Another feature exclusive to the 3DS remake is a useful hint system. First encountered in your Kokiri Village starting point, Ocarina 3D introduces Sheikah Stones, which allow you to view “video clips” that give you a premonition of the future. Basically, it is something you can rely on when you get stuck, and the stone shows you what to do next. Purists will baulk at this news, particularly those who had nothing but the fledgling internet and the disinterested staff of the Nintendo Hotline to rely on back in the day, however the Crunk Juice and N-Dubz obsessed youth of today need all the help they can get, so for that there is no need to get worked up about the mystical shamanic rock entering the fray, and ultimately, it is your choice whether you approach the Sheikah for advice.
The main quest is supplemented by a number of additional distractions that will draw you even deeper into the game. Mini-games, collectables, even hatching your own chickens, there is so much to see and do in Hyrule, and the urge to reveal new areas of the map and unlock new and exciting weapons and items will keep you hooked.
LONGEVITY: Defeating Ganondorf is no easy task, and even if you whizz through without bothering with the extra content, Ocarina is still going to devour many hours of your life. Factor into the equation the many other distractions, such as finding all of the hidden collectables, completing the mask-trading missions, finding and capturing ghosts, and uncovering the many, many secrets, and you will realise why so many people of a certain age didn’t leave the house much for the latter part of 1998.
Be prepared, then, to become similarly waylaid, only more so, as Ocarina 3D also includes the excellent Master Quest, which is a remix of the original game, if you will, that features mirrored and rearranged dungeons that are surprisingly tough to beat. It also has as a winsome unlockable Boss Rush mode, which sets you the task of running through all of the exciting boss encounters in sequence, a bit like those featured in entries in the Castlevania and Metal Gear Solid series.

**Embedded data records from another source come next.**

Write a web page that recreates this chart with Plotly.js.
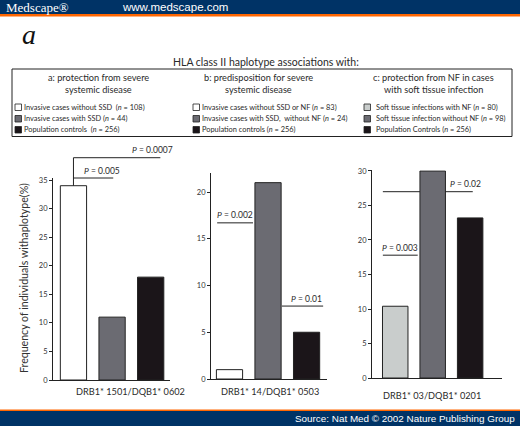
<!DOCTYPE html>
<html><head><meta charset="utf-8">
<script src="https://cdn.plot.ly/plotly-3.0.1.min.js"></script>
<style>html,body{margin:0;padding:0;background:#fff}#chart{width:520px;height:426px}</style>
</head><body><div id="chart"></div>
<script>
// ---- data ----
const categories = ["c1", "c2", "c3"];
const panelLabels = ["DRB1* 1501/DQB1* 0602", "DRB1* 14/DQB1* 0503", "DRB1* 03/DQB1* 0201"];
const panelA = [34, 11, 18];
const panelB = [1, 21, 5];
const panelC = [10.4, 30, 23.2];
const colorsA = ["#ffffff", "#6b6b72", "#1b1519"];
const colorsB = ["#ffffff", "#6b6b72", "#1b1519"];
const colorsC = ["#c9cdcc", "#6b6b72", "#1b1519"];
const headersA = ["a: protection from severe", "systemic disease"];
const headersB = ["b: predisposition for severe", "systemic disease"];
const headersC = ["c: protection from NF in cases", "with soft tissue infection"];
const legendA = ["Invasive cases without SSD  (<i>n</i> = 108)", "Invasive cases with SSD (<i>n</i> = 44)", "Population controls  (<i>n</i> = 256)"];
const legendB = ["Invasive cases without SSD or NF (<i>n</i> = 83)", "Invasive cases with SSD,  without NF (<i>n</i> = 24)", "Population controls (<i>n</i> = 256)"];
const legendC = ["Soft tissue infections with NF (<i>n</i> = 80)", "Soft tissue infection without NF (<i>n</i> = 98)", "Population Controls (<i>n</i> = 256)"];
const yTicksA = [0, 5, 10, 15, 20, 25, 30, 35];
const yTicksB = [0, 5, 10, 15, 20];
const yTicksC = [0, 5, 10, 15, 20, 25, 30];
const pValues = [
  ["P = 0.0007", "P = 0.005"],
  ["P = 0.002", "P = 0.01"],
  ["P = 0.003", "P = 0.02"]
];

// ---- geometry ----
const W = 520, H = 426;
const fx = x => x / W, fy = y => 1 - y / H;
const panels = [
  {vals: panelA, cols: colorsA, ticks: yTicksA, xr: [-0.53, 2.5], xd: [53, 170], yr: [0, 35.35], yd: [380, 178]},
  {vals: panelB, cols: colorsB, ticks: yTicksB, xr: [-0.48, 2.53], xd: [211, 327], yr: [0, 22], yd: [379, 173.3]},
  {vals: panelC, cols: colorsC, ticks: yTicksC, xr: [-0.62, 2.85], xd: [372, 502], yr: [0, 30.1], yd: [378, 170.3]}
];
function mapX(p, v) { const P = panels[p]; return P.xd[0] + (v - P.xr[0]) / (P.xr[1] - P.xr[0]) * (P.xd[1] - P.xd[0]); }
function mapY(p, v) { const P = panels[p]; return P.yd[0] + (v - P.yr[0]) / (P.yr[1] - P.yr[0]) * (P.yd[1] - P.yd[0]); }

const font = "Lato, 'Open Sans', sans-serif";
const ink = "#2a2a2a";
const data = [];
const layout = {
  width: W, height: H, margin: {l: 0, r: 0, t: 0, b: 0},
  paper_bgcolor: "#fff", plot_bgcolor: "rgba(0,0,0,0)",
  showlegend: false, bargap: 0.3,
  font: {family: font, color: ink, size: 7.5},
  shapes: [], annotations: []
};
panels.forEach((P, i) => {
  const sx = i === 0 ? "" : String(i + 1);
  data.push({
    type: "bar", x: [0, 1, 2], y: P.vals, width: 0.68,
    xaxis: "x" + sx, yaxis: "y" + sx,
    marker: {color: P.cols, line: {color: "#222", width: 1}},
    hoverinfo: "skip"
  });
  layout["xaxis" + sx] = {
    domain: [fx(P.xd[0]), fx(P.xd[1])], range: P.xr, anchor: "y" + sx,
    showline: true, linecolor: "#222", linewidth: 1, showgrid: false, zeroline: false,
    showticklabels: false, ticks: "", fixedrange: true
  };
  layout["yaxis" + sx] = {
    domain: [fy(P.yd[0]), fy(P.yd[1])], range: P.yr, anchor: "x" + sx,
    showline: true, linecolor: "#222", linewidth: 1, showgrid: false, zeroline: false,
    tickmode: "array", tickvals: P.ticks, ticktext: P.ticks.map(String),
    ticks: "outside", ticklen: 3, tickcolor: "#222", tickwidth: 1,
    tickfont: {size: 7.5, color: "#333", family: font}, fixedrange: true
  };
});

const S = layout.shapes, A = layout.annotations;
function line(x0, y0, x1, y1, w, layer) { S.push({type: "line", xref: "paper", yref: "paper", x0: fx(x0), y0: fy(y0), x1: fx(x1), y1: fy(y1), line: {color: "#222", width: w || 1}, layer: layer || "above"}); }
function rect(x0, y0, x1, y1, fill, lc, lw, layer) { S.push({type: "rect", xref: "paper", yref: "paper", x0: fx(x0), y0: fy(y0), x1: fx(x1), y1: fy(y1), fillcolor: fill, line: {color: lc || fill, width: lw === undefined ? 0 : lw}, layer: layer || "above"}); }
function text(t, x, y, size, opts) {
  opts = opts || {};
  A.push({text: t, xref: "paper", yref: "paper", x: fx(x), y: fy(y), showarrow: false,
    xanchor: opts.xa || "center", yanchor: opts.ya || "middle",
    font: {size: size, color: opts.color || ink, family: opts.family || font}});
}
function ptext(label, x, y) { text(label.replace("P", "<i>P</i>"), x, y, 8.5, {ya: "bottom"}); }

// header / footer bands
rect(0, 0, 520, 14, "#003366");
rect(0, 14, 520, 16.5, "#ff6600");
rect(0, 409.5, 520, 411, "#ff6600");
rect(0, 411, 520, 426, "#003366");
text("Medscape®", 4, 7.5, 13, {xa: "left", color: "#fff", family: "'Liberation Serif', serif"});
text("www.medscape.com", 120, 7.5, 11.5, {xa: "left", color: "#fff", family: "'Liberation Sans', Arial, sans-serif"});
text("Source: Nat Med © 2002 Nature Publishing Group", 517, 418.5, 9.9, {xa: "right", color: "#fff", family: "'Liberation Sans', Arial, sans-serif"});
text("<i>a</i>", 20, 34, 28, {xa: "left", family: "'Liberation Serif', serif", color: "#111"});

// legend box
text("HLA class II haplotype associations with:", 266, 62, 10.5);
rect(12, 69, 512, 136.5, "rgba(0,0,0,0)", "#222", 1);
const legCols = [
  {h: headersA, items: legendA, cols: colorsA, hx: 98, sx: 15, tx: 22},
  {h: headersB, items: legendB, cols: colorsB, hx: 258, sx: 193, tx: 200},
  {h: headersC, items: legendC, cols: colorsC, hx: 433, sx: 364, tx: 374}
];
const rowY = [107.5, 119, 130];
legCols.forEach(c => {
  text(c.h[0], c.hx, 78, 9.2);
  text(c.h[1], c.hx, 89, 9.2);
  c.items.forEach((t, k) => {
    rect(c.sx, rowY[k] - 3.5, c.sx + 6.5, rowY[k] + 3, c.cols[k], "#222", 0.8);
    text(t, c.tx, rowY[k], 7.4, {xa: "left"});
  });
});

// significance brackets
{
  const xb = mapX(0, 0), ytop = mapY(0, panelA[0]);
  const yHigh = mapY(0, 38.9), xEnd = mapX(0, 2.25);
  line(xb, ytop, xb, yHigh);
  line(xb, yHigh, xEnd, yHigh);
  ptext(pValues[0][0], 152, yHigh - 1);
  const yMid = mapY(0, 35.35), xEnd2 = mapX(0, 1.03);
  line(xb, yMid, xEnd2, yMid);
  ptext(pValues[0][1], 102, yMid - 0.5);
}
{
  const y1 = mapY(1, 16.7);
  line(mapX(1, -0.32), y1, mapX(1, 0.61), y1);
  ptext(pValues[1][0], (mapX(1, -0.32) + mapX(1, 0.61)) / 2, y1 - 0.5);
  const y2 = mapY(1, 7.8);
  line(mapX(1, 1.36), y2, mapX(1, 2.43), y2);
  ptext(pValues[1][1], 306, y2 - 0.5);
}
{
  const y1 = mapY(2, 17.8);
  line(mapX(2, -0.33), y1, mapX(2, 0.6), y1);
  ptext(pValues[2][0], (mapX(2, -0.33) + mapX(2, 0.6)) / 2, y1 - 0.5);
  const y2 = mapY(2, 27);
  line(mapX(2, -0.33), y2, mapX(2, 2.07), y2, 1, "below");
  ptext(pValues[2][1], 465, y2 - 0.5);
}

// axis labels
text(panelLabels[0], 130, 391, 9.2);
text(panelLabels[1], 270, 391, 9.2);
text(panelLabels[2], 432, 395, 9.2);
A.push({text: "Frequency of individuals withaplotype(%)", xref: "paper", yref: "paper", x: fx(24), y: fy(278),
  textangle: -90, showarrow: false, xanchor: "center", yanchor: "middle", font: {size: 10.6, color: "#333", family: font}});

Plotly.newPlot("chart", data, layout, {displayModeBar: false, staticPlot: true});
</script></body></html>
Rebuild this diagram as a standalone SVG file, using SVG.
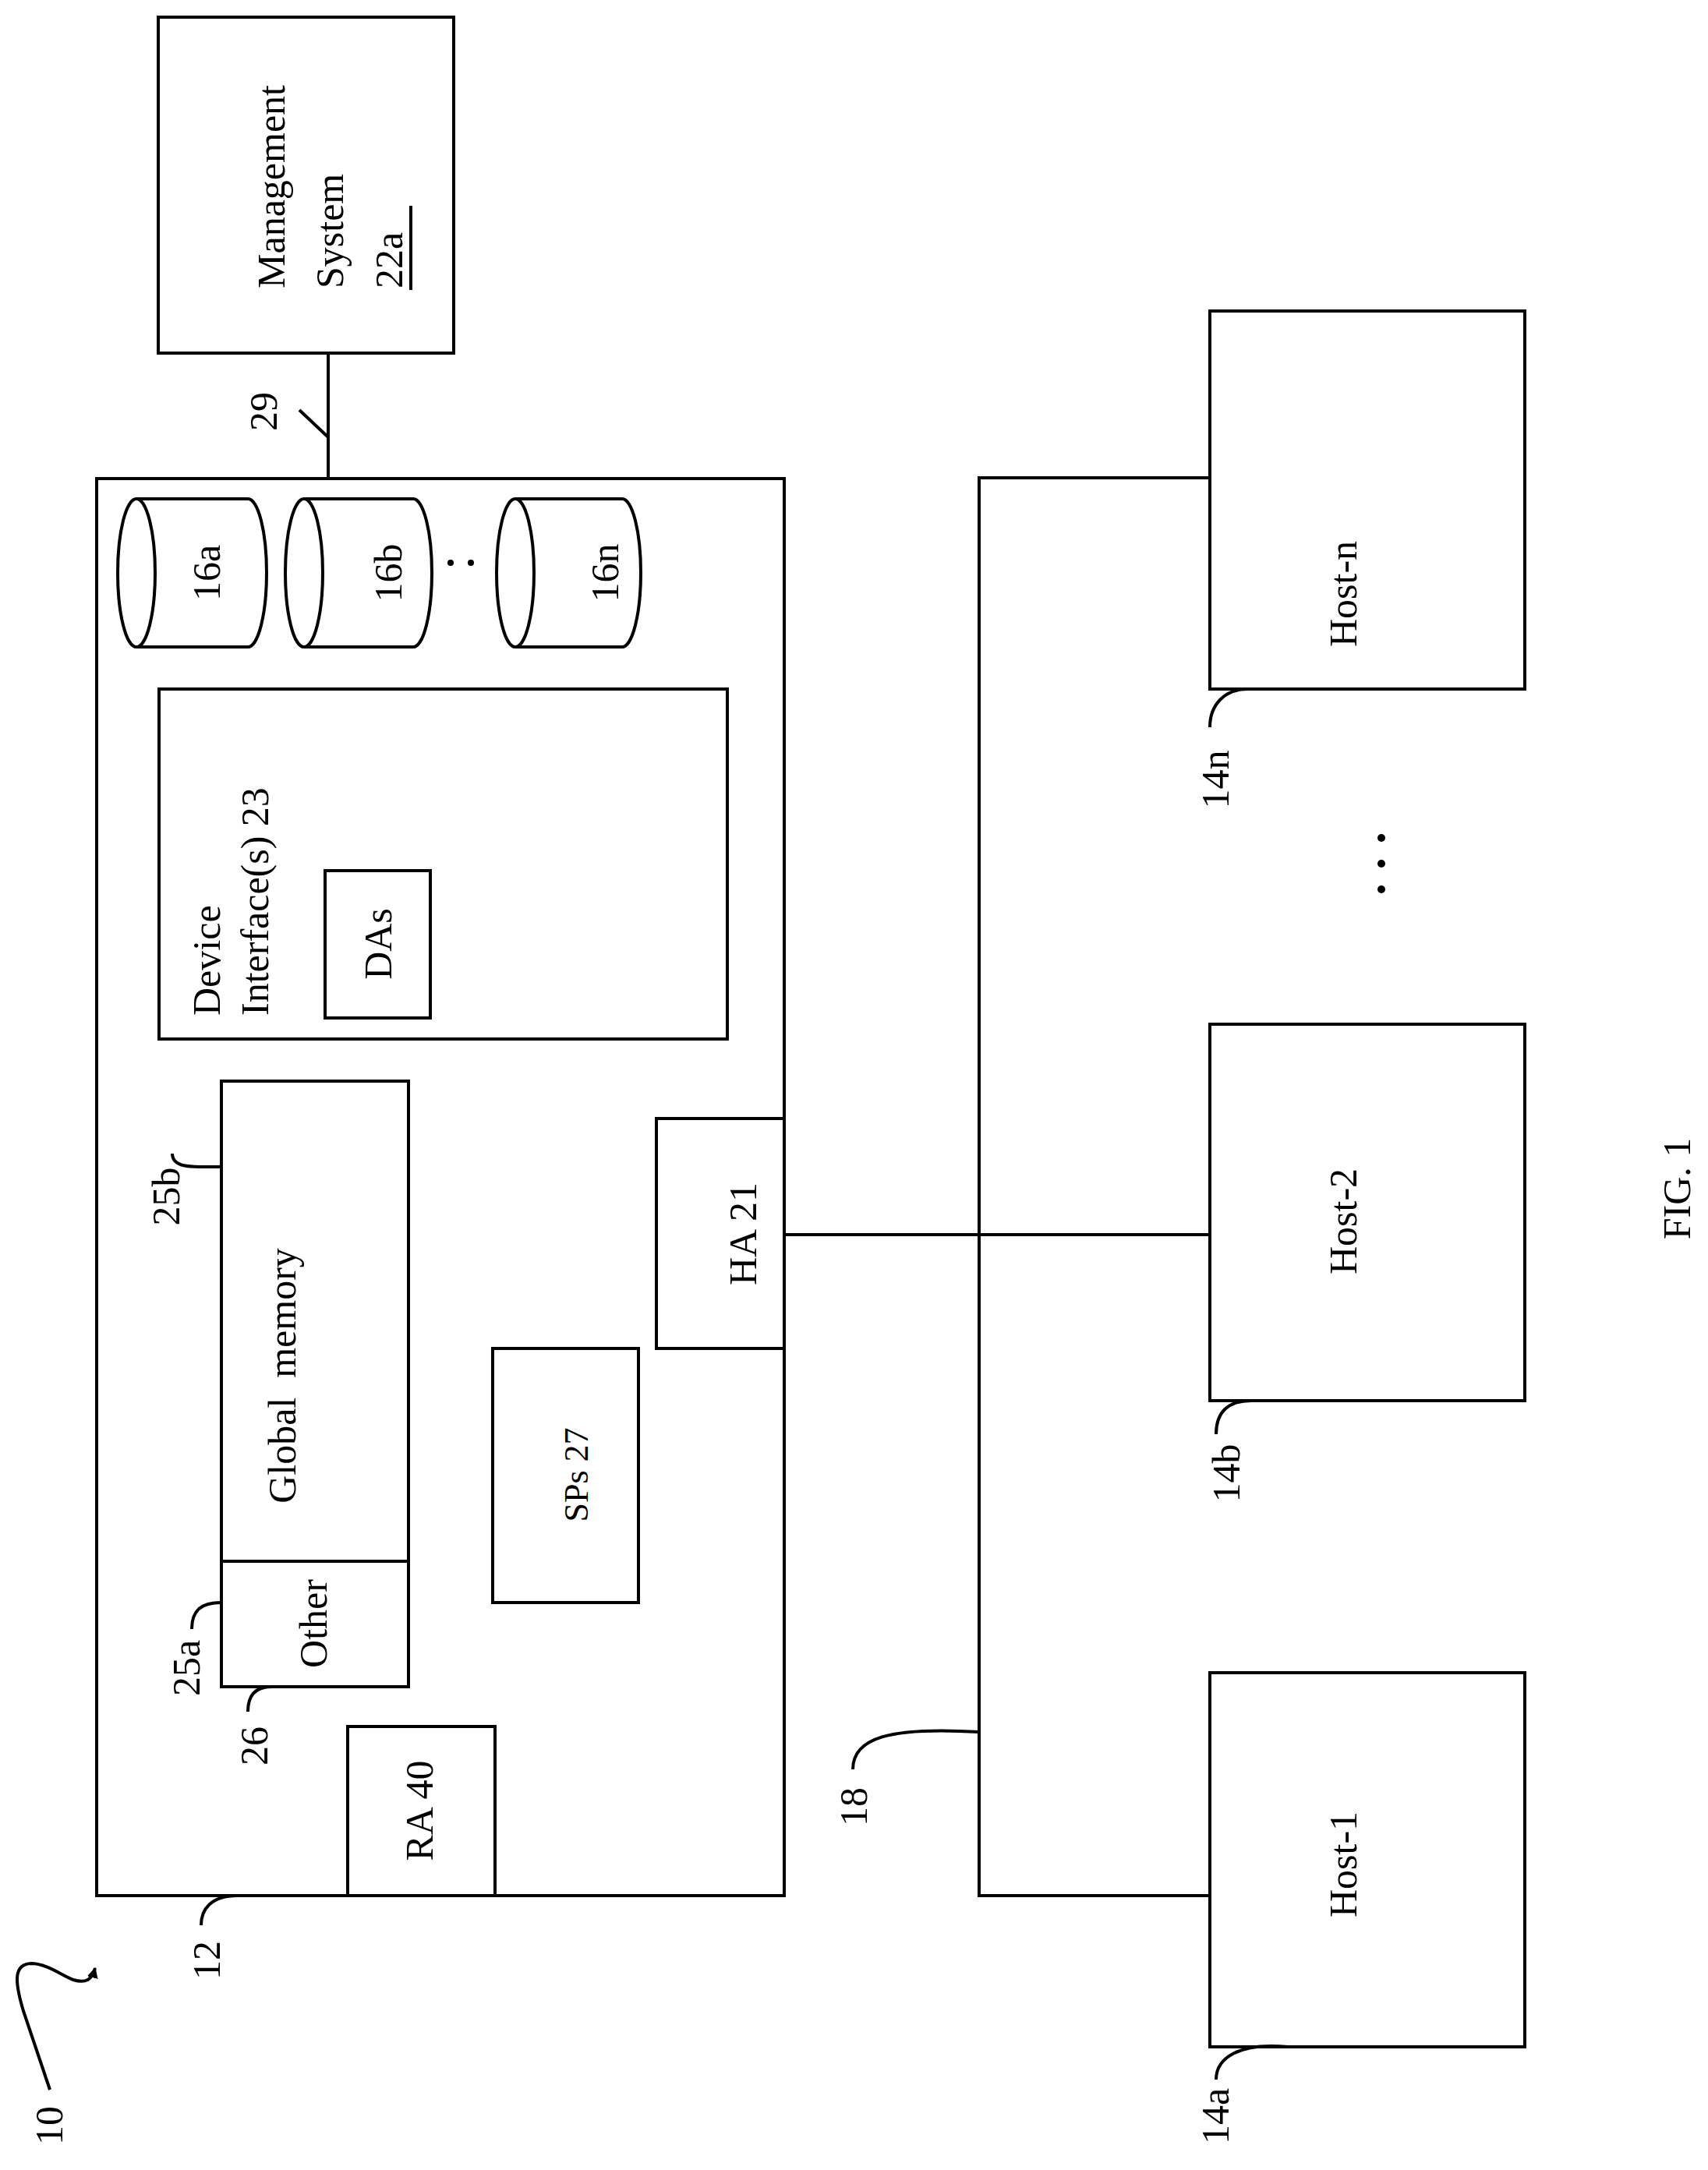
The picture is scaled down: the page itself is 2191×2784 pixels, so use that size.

Apart from going down Majora’s Mask boulevard, there is little else Nintendo could have done to give you bang for your buck, right here. And yes, that was a direct hint that similar treatment is required for a sequel.
VERDICT: Sod the DeLorean, playing Ocarina of Time 3D feels so fresh that it is just like falling in love with the game for the first time all over again. There isn’t anything you can justifiably criticise this excellent remake for, particularly given that it actually improves on the original in so many ways. Even veterans of numerous Ocarina runthroughs will find themselves gripped without ever questioning why. It is just gaming gold, pure and simple.
This is the shot in the arm that the 3DS needs. The nostalgia will ensure that many fans will want to pick up this game and rediscover its magic again, but this is not an exercise in trotting out a clunky old classic. On the new Nintendo 3DS hardware it feels current and new, and is the best and most legitimate reason to consider purchasing the console.